Civil Conspiracy and Other Claims
The court also considered the Appellees’ claims of civil conspiracy against Huntington and a related real estate agency. The Appellees alleged that these parties conspired to suppress facts regarding PMI, which they argued constituted an unlawful act. However, the court found that since it had already ruled that Huntington was authorized to collect PMI premiums and had no duty to disclose the relevant information, there was no unlawful act to support a civil conspiracy claim. The court emphasized that civil conspiracy requires an underlying unlawful act, and without such an act, the conspiracy claim could not stand. Additionally, the court examined the Appellees' claims regarding the existence of a bailment relationship, ultimately determining that the mortgage agreement did not create a bailment since there was no expectation of returning specific funds to the Appellees. The court concluded that all claims presented by the Appellees, including civil conspiracy and the bailment argument, failed to establish any genuine issue of material fact, further justifying the decision to grant summary judgment to Huntington.
Conclusion of the Court
In conclusion, the court held that the mortgage agreements clearly mandated the Appellees to pay PMI premiums throughout the life of their loans, and it found no basis for the Appellees' claims regarding their right to cancel these payments or for any fiduciary duty to disclose information.
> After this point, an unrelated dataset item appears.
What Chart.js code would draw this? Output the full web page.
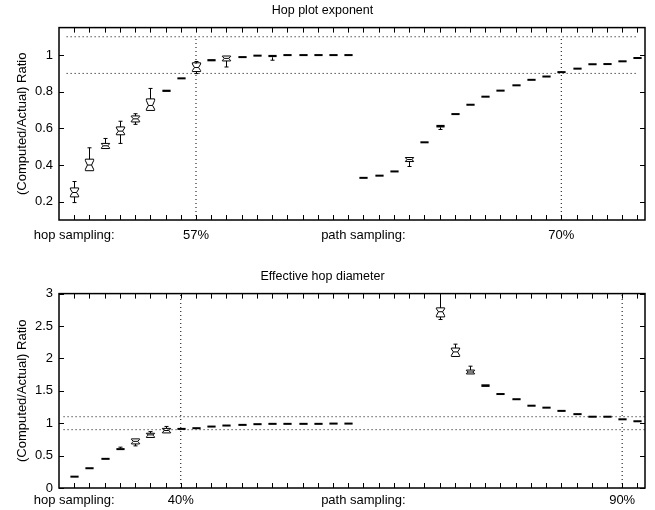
<!DOCTYPE html>
<html>
<head>
<meta charset="utf-8">
<script src="https://cdn.jsdelivr.net/npm/chart.js@4.4.1/dist/chart.umd.min.js"></script>
<style>
  body { margin: 0; background: #fff; }
  .wrap { position: absolute; left: 0; width: 655px; height: 255px; }
</style>
</head>
<body>
<div class="wrap" style="top:0"><canvas id="top" width="655" height="255"></canvas></div>
<div class="wrap" style="top:255px"><canvas id="bottom" width="655" height="255"></canvas></div>
<script>
// sample slots on the x axis (hop sampling 1-19, path sampling 20-38)
const slots = [1, 2, 3, 4, 5, 6, 7, 8, 9, 10, 11, 12, 13, 14, 15, 16, 17, 18, 19,
  20, 21, 22, 23, 24, 25, 26, 27, 28, 29, 30, 31, 32, 33, 34, 35, 36, 37, 38];

// --- Hop plot exponent ---
const top_label_pos = [1, 9, 20, 33];
const top_label_text = ['hop sampling:', '57%', 'path sampling:', '70%'];
const top_y_ticks = [0.2, 0.4, 0.6, 0.8, 1];
const top_med = [0.25, 0.40, 0.505, 0.585, 0.652, 0.725, 0.805, 0.873, 0.932, 0.972, 0.982, 0.989, 0.997, 0.995, 1.0, 1.0, 1.0, 1.0, 1.0,
  0.330, 0.342, 0.365, 0.430, 0.524, 0.612, 0.678, 0.729, 0.773, 0.806, 0.835, 0.865, 0.883, 0.907, 0.926, 0.950, 0.951, 0.966, 0.984];
const top_q1 = [0.226, 0.369, 0.49, 0.565, 0.635, 0.698, 0.799, 0.868, 0.91, 0.966, 0.968, 0.986, 0.997, 0.988, 1.0, 1.0, 1.0, 1.0, 1.0,
  0.329, 0.340, 0.362, 0.419, 0.520, 0.606, 0.674, 0.725, 0.771, 0.805, 0.834, 0.864, 0.882, 0.905, 0.925, 0.949, 0.950, 0.965, 0.983];
const top_q3 = [0.275, 0.432, 0.518, 0.608, 0.668, 0.761, 0.811, 0.878, 0.958, 0.978, 0.995, 0.993, 0.997, 1.0, 1.0, 1.0, 1.0, 1.0, 1.0,
  0.331, 0.344, 0.368, 0.441, 0.528, 0.620, 0.682, 0.733, 0.775, 0.807, 0.836, 0.866, 0.884, 0.909, 0.927, 0.951, 0.952, 0.967, 0.985];
const top_lo = [0.195, 0.369, 0.488, 0.518, 0.622, 0.698, 0.797, 0.866, 0.899, 0.964, 0.935, 0.985, 0.997, 0.972, 1.0, 1.0, 1.0, 1.0, 1.0,
  0.329, 0.339, 0.360, 0.392, 0.516, 0.594, 0.670, 0.722, 0.766, 0.805, 0.834, 0.864, 0.882, 0.905, 0.925, 0.949, 0.950, 0.965, 0.983];
const top_hi = [0.31, 0.494, 0.545, 0.639, 0.68, 0.818, 0.812, 0.879, 0.965, 0.979, 0.998, 0.994, 0.997, 1.0, 1.0, 1.0, 1.0, 1.0, 1.0,
  0.331, 0.344, 0.369, 0.445, 0.529, 0.621, 0.683, 0.734, 0.776, 0.807, 0.836, 0.866, 0.884, 0.909, 0.927, 0.951, 0.952, 0.967, 0.985];

// --- Effective hop diameter ---
const bot_label_pos = [1, 8, 20, 37];
const bot_label_text = ['hop sampling:', '40%', 'path sampling:', '90%'];
const bot_y_ticks = [0, 0.5, 1, 1.5, 2, 2.5, 3];
const bot_med = [0.175, 0.305, 0.45, 0.60, 0.72, 0.82, 0.887, 0.912, 0.923, 0.948, 0.964, 0.974, 0.985, 0.99, 0.99, 0.99, 0.99, 0.994, 0.994,
  null, null, null, null, null, 2.72, 2.10, 1.79, 1.58, 1.45, 1.37, 1.27, 1.24, 1.19, 1.14, 1.10, 1.10, 1.06, 1.03];
const bot_q1 = [0.17, 0.29, 0.44, 0.59, 0.68, 0.78, 0.85, 0.905, 0.915, 0.94, 0.958, 0.97, 0.982, 0.988, 0.988, 0.988, 0.988, 0.992, 0.992,
  null, null, null, null, null, 2.64, 2.03, 1.76, 1.56, 1.44, 1.36, 1.26, 1.23, 1.18, 1.13, 1.095, 1.095, 1.055, 1.025];
const bot_q3 = [0.18, 0.32, 0.46, 0.61, 0.758, 0.845, 0.92, 0.92, 0.93, 0.956, 0.97, 0.978, 0.988, 0.992, 0.992, 0.992, 0.992, 0.996, 0.996,
  null, null, null, null, null, 2.78, 2.16, 1.82, 1.60, 1.46, 1.38, 1.28, 1.25, 1.20, 1.15, 1.105, 1.105, 1.065, 1.035];
const bot_lo = [0.17, 0.285, 0.435, 0.585, 0.65, 0.775, 0.835, 0.90, 0.912, 0.935, 0.955, 0.968, 0.98, 0.985, 0.985, 0.985, 0.985, 0.99, 0.99,
  null, null, null, null, null, 2.60, 2.03, 1.76, 1.55, 1.44, 1.36, 1.26, 1.23, 1.18, 1.13, 1.095, 1.095, 1.055, 1.025];
const bot_hi = [0.18, 0.325, 0.465, 0.63, 0.77, 0.87, 0.95, 0.925, 0.935, 0.96, 0.972, 0.98, 0.99, 0.995, 0.995, 0.995, 0.995, 0.998, 0.998,
  null, null, null, null, null, 3.3, 2.22, 1.88, 1.61, 1.46, 1.38, 1.28, 1.25, 1.20, 1.15, 1.105, 1.105, 1.065, 1.035];

Chart.defaults.font.family = "'Liberation Sans', Arial, sans-serif";
Chart.defaults.font.size = 13;
Chart.defaults.color = '#000';

// notched boxes, whiskers and median marks
const box_plugin = {
  id: 'boxes',
  afterDatasetsDraw(chart) {
    const {ctx, chartArea: a, scales: {x, y}} = chart;
    const half = (x.getPixelForValue(1) - x.getPixelForValue(0)) * 0.27;
    ctx.save();
    ctx.beginPath();
    ctx.rect(a.left, a.top, a.right - a.left, a.bottom - a.top);
    ctx.clip();
    ctx.strokeStyle = '#000';
    ctx.fillStyle = '#000';
    ctx.lineWidth = 1;
    chart.data.datasets.forEach(ds => {
      if (!ds.boxes) return;
      ds.data.forEach(d => {
        if (d.y == null) return;
        const px = Math.round(x.getPixelForValue(d.x)) + 0.5;
        const pm = y.getPixelForValue(d.y);
        const p1 = y.getPixelForValue(d.q1), p3 = y.getPixelForValue(d.q3);
        const plo = y.getPixelForValue(d.lo), phi = y.getPixelForValue(d.hi);
        ctx.beginPath();
        if (plo - p1 > 1) {
          ctx.moveTo(px, p1); ctx.lineTo(px, plo);
          ctx.moveTo(px - 2, plo); ctx.lineTo(px + 2, plo);
        }
        if (p3 - phi > 1) {
          ctx.moveTo(px, p3); ctx.lineTo(px, phi);
          ctx.moveTo(px - 2, phi); ctx.lineTo(px + 2, phi);
        }
        ctx.stroke();
        if (p1 - p3 < 3) {
          const h = Math.max(p1 - p3, 2);
          ctx.fillRect(px - half, pm - h / 2, half * 2, h);
          return;
        }
        const L = px - half, R = px + half, ins = half * 0.5;
        const nt = pm - (pm - p3) * 0.75, nb = pm + (p1 - pm) * 0.75;
        ctx.beginPath();
        ctx.moveTo(L, p3); ctx.lineTo(R, p3); ctx.lineTo(R, nt); ctx.lineTo(R - ins, pm);
        ctx.lineTo(R, nb); ctx.lineTo(R, p1); ctx.lineTo(L, p1); ctx.lineTo(L, nb);
        ctx.lineTo(L + ins, pm); ctx.lineTo(L, nt); ctx.closePath();
        ctx.stroke();
        ctx.beginPath();
        ctx.moveTo(L + ins, pm); ctx.lineTo(R - ins, pm);
        ctx.stroke();
      });
    });
    ctx.restore();
  }
};

// axes box with inward tick marks on all four sides
const frame_plugin = {
  id: 'frame',
  afterDraw(chart) {
    const {ctx, chartArea: a, scales: {x, y}} = chart;
    ctx.save();
    ctx.strokeStyle = '#000';
    ctx.lineWidth = 1;
    ctx.beginPath();
    x.ticks.forEach(t => {
      const p = Math.round(x.getPixelForValue(t.value)) + 0.5;
      ctx.moveTo(p, a.bottom); ctx.lineTo(p, a.bottom - 5);
      ctx.moveTo(p, a.top); ctx.lineTo(p, a.top + 5);
    });
    y.ticks.forEach(t => {
      const p = Math.round(y.getPixelForValue(t.value)) + 0.5;
      ctx.moveTo(a.left, p); ctx.lineTo(a.left + 5, p);
      ctx.moveTo(a.right, p); ctx.lineTo(a.right - 5, p);
    });
    ctx.stroke();
    ctx.lineWidth = 1.5;
    ctx.strokeRect(a.left, a.top, a.right - a.left, a.bottom - a.top);
    ctx.restore();
  }
};

function dotted(x0, y0, x1, y1) {
  return {
    type: 'scatter', showLine: true,
    data: [{x: x0, y: y0}, {x: x1, y: y1}],
    borderColor: '#000', borderWidth: 1, borderDash: [1, 3],
    pointRadius: 0,
  };
}

function makeChart(id, cfg) {
  const labels = {};
  cfg.label_pos.forEach((p, i) => { labels[p] = cfg.label_text[i]; });
  const boxes = {
    type: 'scatter', boxes: true, pointRadius: 0,
    data: slots.map((s, i) => ({x: s, y: cfg.med[i], q1: cfg.q1[i], q3: cfg.q3[i], lo: cfg.lo[i], hi: cfg.hi[i]})),
  };
  return new Chart(document.getElementById(id), {
    type: 'scatter',
    data: {datasets: [...cfg.lines, boxes]},
    plugins: [box_plugin, frame_plugin],
    options: {
      responsive: false,
      animation: false,
      layout: {padding: {left: 0, right: 10, top: 0, bottom: 0}},
      plugins: {
        legend: {display: false},
        tooltip: {enabled: false},
        title: {
          display: true, text: cfg.title,
          font: {size: 12.5, weight: 'normal'},
          padding: cfg.title_pad,
        },
      },
      scales: {
        x: {
          type: 'linear', min: 0, max: 38.5,
          grid: {display: false, drawTicks: false}, border: {display: false},
          afterBuildTicks: s => { s.ticks = slots.map(v => ({value: v})); },
          afterFit: s => { s.height = cfg.x_height; },
          ticks: {autoSkip: false, maxRotation: 0, padding: cfg.x_pad, callback: v => labels[v] || ''},
        },
        y: {
          min: cfg.y_min, max: cfg.y_max,
          grid: {display: false, drawTicks: false}, border: {display: false},
          afterBuildTicks: s => { s.ticks = cfg.y_ticks.map(v => ({value: v})); },
          afterFit: s => { s.width = 59; },
          ticks: {padding: 6, callback: v => String(v)},
          title: {display: true, text: '(Computed/Actual) Ratio', padding: {top: 15, bottom: 0}},
        },
      },
    },
  });
}

makeChart('top', {
  title: 'Hop plot exponent', title_pad: {top: 3.5, bottom: 9.1}, x_height: 35, x_pad: 8,
  y_min: 0.1, y_max: 1.15, y_ticks: top_y_ticks,
  label_pos: top_label_pos, label_text: top_label_text,
  med: top_med, q1: top_q1, q3: top_q3, lo: top_lo, hi: top_hi,
  lines: [dotted(0.5, 1.1, 38, 1.1), dotted(0.5, 0.9, 38, 0.9), dotted(9, 0.1, 9, 1.1), dotted(33, 0.1, 33, 1.1)],
});

makeChart('bottom', {
  title: 'Effective hop diameter', title_pad: {top: 14, bottom: 9.6}, x_height: 22, x_pad: 5,
  y_min: 0, y_max: 3, y_ticks: bot_y_ticks,
  label_pos: bot_label_pos, label_text: bot_label_text,
  med: bot_med, q1: bot_q1, q3: bot_q3, lo: bot_lo, hi: bot_hi,
  lines: [dotted(0.3, 1.1, 38.5, 1.1), dotted(0.3, 0.9, 38.5, 0.9), dotted(8, 0, 8, 3), dotted(37, 0, 37, 3)],
});
</script>
</body>
</html>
The court reiterated that the contractual terms were binding and enforceable as written, leaving no room for interpretation that would favor the Appellees' arguments. By reversing the trial court's denial of Huntington's motion for summary judgment, the court effectively upheld the integrity of the mortgage agreements and reinforced the principle that borrowers are bound by the terms they agree to in such contracts. Ultimately, the ruling clarified the legal obligations surrounding PMI payments and the limitations of disclosure duties in standard lender-borrower relationships, establishing a clear precedent for similar cases in the future.